Reduce Inefficient Spend
Regular audits spotlight low-performing keywords or audiences. Redirecting even ten percent of spend from underperforming channels to high-ROI tactics can increase net income quickly. Use cost-per-acquisition thresholds and lifetime value modeling to define acceptable ranges.
Leverage Automation and AI
Marketing automation platforms, forecasting tools, and AI-driven recommendations lower labor costs and increase precision. While these systems require upfront investment, they often reduce the long-term operating expenses tied to manual campaign management. Monitor the net income effect by comparing productivity metrics before and after implementation.

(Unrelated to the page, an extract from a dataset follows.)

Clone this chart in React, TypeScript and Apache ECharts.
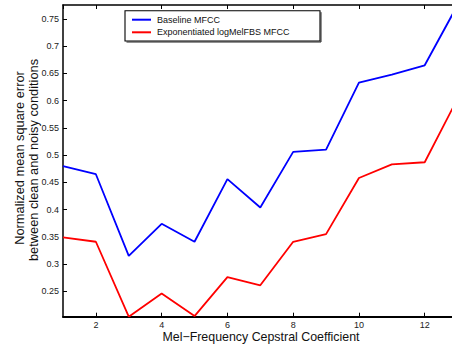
import React, { useEffect, useRef } from "react";
import * as echarts from "echarts";

// Cepstral coefficient index (1..13)
const coefficients = [1, 2, 3, 4, 5, 6, 7, 8, 9, 10, 11, 12, 13];

// Normalized MSE between clean and noisy conditions
const baselineMfcc = [0.48, 0.465, 0.315, 0.374, 0.341, 0.456, 0.404, 0.506, 0.51, 0.633, 0.648, 0.665, 0.7757];
const expLogMelFbsMfcc = [0.349, 0.341, 0.2034, 0.246, 0.2046, 0.276, 0.261, 0.341, 0.355, 0.458, 0.483, 0.487, 0.604];

const seriesNames = ["Baseline MFCC", "Exponentiated logMelFBS MFCC"];
const xTickValues = [2, 4, 6, 8, 10, 12];
const yTickLabels = ["0.25", "0.3", "0.35", "0.4", "0.45", "0.5", "0.55", "0.6", "0.65", "0.7", "0.75"];

// visible x window: the right edge of the axes box falls just past the canvas
const X_MIN = 1;
const X_MAX_VISIBLE = 12.83;

const FONT = "'Liberation Sans', Arial, Helvetica, sans-serif";

// legend frame
const LEG_X = 125;
const LEG_Y = 10.7;
const LEG_W = 195;
const LEG_H = 30.3;

export default function App() {
  const ref = useRef<HTMLDivElement>(null);

  useEffect(() => {
    if (!ref.current) return;
    const chart = echarts.init(ref.current, null, { renderer: "svg" });

    const yFmt = (v: number) => {
      const hit = yTickLabels.find((t) => Math.abs(parseFloat(t) - v) < 1e-6);
      return hit ?? "";
    };
    const xFmt = (v: number) => (xTickValues.some((t) => Math.abs(t - v) < 1e-6) ? String(v) : "");

    const yMin = Math.min(...expLogMelFbsMfcc, ...baselineMfcc);
    const yMax = Math.max(...expLogMelFbsMfcc, ...baselineMfcc);

    const tick = { inside: true, length: 4, lineStyle: { color: "#000", width: 1 } };

    chart.setOption({
      animation: false,
      backgroundColor: "#ffffff",
      textStyle: { fontFamily: FONT },
      grid: { left: 63, top: 5, right: 0, bottom: 30.3, containLabel: false },
      legend: {
        orient: "vertical",
        left: LEG_X,
        top: LEG_Y,
        data: seriesNames,
        icon: "rect",
        itemWidth: 19,
        itemHeight: 2,
        itemGap: 2.6,
        padding: [4, 0, 3.7, 7],
        borderWidth: 0,
        z: 10,
        textStyle: { fontSize: 9, color: "#111", fontFamily: FONT, lineHeight: 10, padding: [0, 0, 0, 1] },
      },
      xAxis: [
        {
          type: "value",
          min: X_MIN,
          max: X_MAX_VISIBLE,
          splitNumber: 6,
          position: "bottom",
          axisLine: { onZero: false, lineStyle: { color: "#000", width: 2 } },
          axisTick: tick,
          axisLabel: { formatter: xFmt, fontSize: 9, color: "#222", margin: 4, showMinLabel: false, showMaxLabel: false },
          splitLine: { show: false },
        },
        {
          type: "value",
          min: X_MIN,
          max: X_MAX_VISIBLE,
          splitNumber: 6,
          position: "top",
          axisLine: { onZero: false, lineStyle: { color: "#000", width: 1.5 } },
          axisTick: tick,
          axisLabel: { show: false },
          splitLine: { show: false },
        },
      ],
      yAxis: {
        type: "value",
        min: yMin,
        max: yMax,
        splitNumber: 11,
        axisLine: { show: true, lineStyle: { color: "#000", width: 1.5 } },
        axisTick: tick,
        axisLabel: { formatter: yFmt, fontSize: 9, color: "#222", margin: 4, showMinLabel: false, showMaxLabel: false },
        splitLine: { show: false },
      },
      graphic: [
        {
          type: "rect",
          z: 5,
          shape: { x: LEG_X, y: LEG_Y, width: LEG_W, height: LEG_H },
          style: { fill: "#fff", stroke: "#000", lineWidth: 1.1 },
        },
        {
          type: "polyline",
          z: 5,
          shape: {
            points: [
              [LEG_X + 1.5, LEG_Y + LEG_H + 1],
              [LEG_X + LEG_W + 1, LEG_Y + LEG_H + 1],
              [LEG_X + LEG_W + 1, LEG_Y + 1.5],
            ],
          },
          style: { fill: "none", stroke: "#222", lineWidth: 1 },
        },
        {
          type: "text",
          x: 19.5,
          y: 158,
          rotation: Math.PI / 2,
          style: {
            text: "Normalized mean square error",
            fontSize: 12.8,
            fontFamily: FONT,
            fill: "#111",
            align: "center",
            verticalAlign: "middle",
          },
        },
        {
          type: "text",
          x: 33,
          y: 160,
          rotation: Math.PI / 2,
          style: {
            text: "between clean and noisy conditions",
            fontSize: 12.8,
            fontFamily: FONT,
            fill: "#111",
            align: "center",
            verticalAlign: "middle",
          },
        },
        {
          type: "text",
          x: 261,
          y: 337,
          style: {
            text: "Mel\u2212Frequency Cepstral Coefficient",
            fontSize: 12.4,
            fontFamily: FONT,
            fill: "#111",
            align: "center",
            verticalAlign: "middle",
          },
        },
      ],
      series: [
        {
          name: seriesNames[0],
          type: "line",
          xAxisIndex: 0,
          data: coefficients.map((c, i) => [c, baselineMfcc[i]]),
          showSymbol: false,
          clip: true,
          lineStyle: { color: "#0000ff", width: 1.8 },
          itemStyle: { color: "#0000ff" },
        },
        {
          name: seriesNames[1],
          type: "line",
          xAxisIndex: 0,
          data: coefficients.map((c, i) => [c, expLogMelFbsMfcc[i]]),
          showSymbol: false,
          clip: true,
          lineStyle: { color: "#ff0000", width: 1.8 },
          itemStyle: { color: "#ff0000" },
        },
      ],
    });

    return () => chart.dispose();
  }, []);

  return (
    <div
      ref={ref}
      style={{ position: "fixed", left: 0, top: 0, width: 452, height: 347, background: "#fff" }}
    />
  );
}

Collaborate with Finance and Sales
Cross-functional collaboration ensures that all stakeholders share the same assumptions. Finance provides access to accurate cost allocations and tax rates, while sales offers a view of pipeline quality. Together, they guard against the siloed decision-making that leads to optimistic net income projections.
Scenario Analysis Example
Consider a company generating $1 million in quarterly marketing revenue with $400,000 COGS, $200,000 operating expenses, and $180,000 marketing expenses. The pre-tax income is $220,000. With a 25 percent tax rate, net income equals $165,000. If the organization abandons a costly trade show program, reducing marketing expenses by $50,000, net income rises to $202,500. However, if the trade show withdrawal causes revenue to drop by ten percent, net income falls to $130,500. This example illustrates why net income modeling must capture both cost and revenue dynamics rather than focusing solely on cuts.
Regulatory and Compliance Considerations
Aligning with regulatory standards prevents costly restatements and protects net income. Public companies follow Generally Accepted Accounting Principles for revenue recognition and expense classification. Private firms may have more freedom, but still benefit from adopting structured policies. Agencies and vendors should maintain detailed invoices to simplify audits. For tax compliance, rely on resources from agencies such as the Small Business Administration and the Bureau of Economic Analysis to stay informed about incentives, depreciation schedules, and industry benchmarks.
Future-Proofing Your Net Income Modeling
As marketing technology evolves, data becomes richer and more complex. Predictive analytics, privacy regulations, and global expansion introduce new variables to the net income formula. Leading teams invest in centralized data warehouses, collaborative dashboards, and governance processes to ensure inputs remain accurate. The calculator on this page can serve as a quick reference for leadership meetings, while deeper analysis takes place in business intelligence platforms.
Ultimately, the formula for net income in marketing is a narrative about strategy, efficiency, and accountability. Whether your organization is scaling fast or navigating economic headwinds, precise net income calculations create the transparency and trust required to invest confidently in marketing innovation.